Evidence Related to Other Equipment
The court evaluated AFS's claims regarding the taxation of its other equipment, including conduit pipes and monitoring equipment. AFS argued that these items should receive a reduction based on the percentage of unlit fiber; however, the court found that AFS failed to present probative evidence to support its claims. AFS's reliance on generalized estimates for deductions was insufficient, as the burden of proving the incorrectness of the Tax Commissioner's assessment rested on AFS. The court noted that AFS had waived its right to a hearing before the BTA, which limited the evidence available for review. The Tax Commissioner had determined that the equipment was used in conjunction with the lit strands, thus classifying them as used in business under R.C. 5701.08(A). AFS's failure to provide compelling counter-evidence further supported the Tax Commissioner's findings, which were presumed valid.

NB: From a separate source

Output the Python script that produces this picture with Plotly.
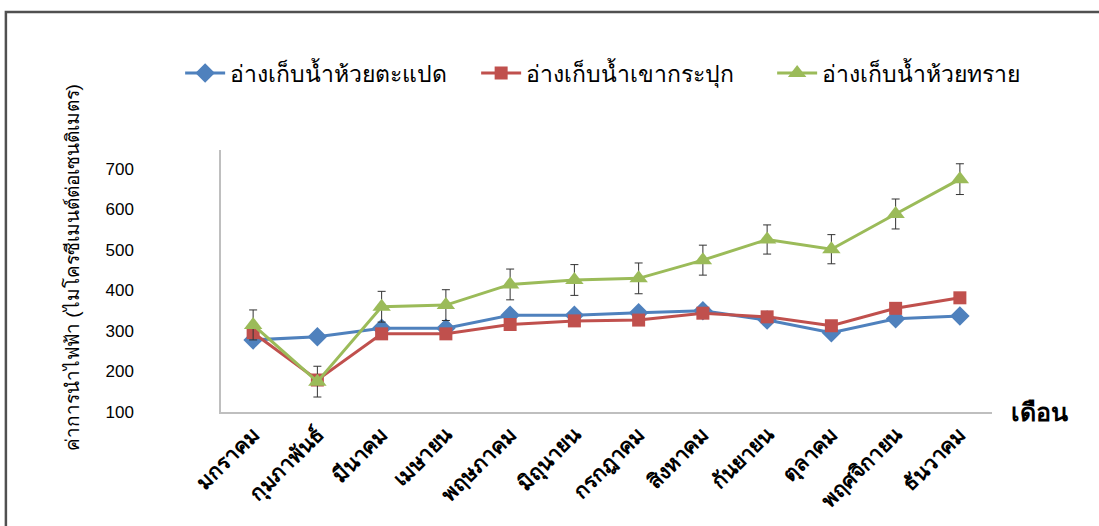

Taxation of Make-Ready Costs
The court considered AFS's argument regarding make-ready costs, which are expenses incurred to prepare existing infrastructure for AFS's fiber-optic installation. The Tax Commissioner had rejected AFS's request to deduct these costs, categorizing them as part of the installation and relocation expenses necessary to establish the fiber loop. The court found that the Tax Commissioner correctly identified make-ready costs as taxable since they were necessary to get the fixed asset ready for use, in line with established accounting principles. AFS did not provide sufficient evidence to demonstrate the actual costs associated with make-ready expenses and relied on vague approximations, which the court deemed inadequate. As a result, the Tax Commissioner's determination regarding make-ready costs was upheld, affirming that these costs must be included in the taxable valuation of AFS's property.
Conclusion on Assessments
In conclusion, the Supreme Court of Ohio affirmed the BTA's decision, holding that AFS had not successfully shown that the Tax Commissioner's assessments were unreasonable or unlawful. The court emphasized that AFS failed to meet its burden of proof regarding its collateral estoppel claim and did not provide sufficient evidence to challenge the taxability of its unlit fiber and other equipment. The characterization of the unlit fiber as inventory was found to be a reasonable interpretation, and AFS's claims regarding other equipment and make-ready costs lacked the probative evidence necessary to warrant a reduction in taxable value. Consequently, the assessments made by the Tax Commissioner were deemed lawful and reasonable, leading to the affirmation of the BTA's ruling.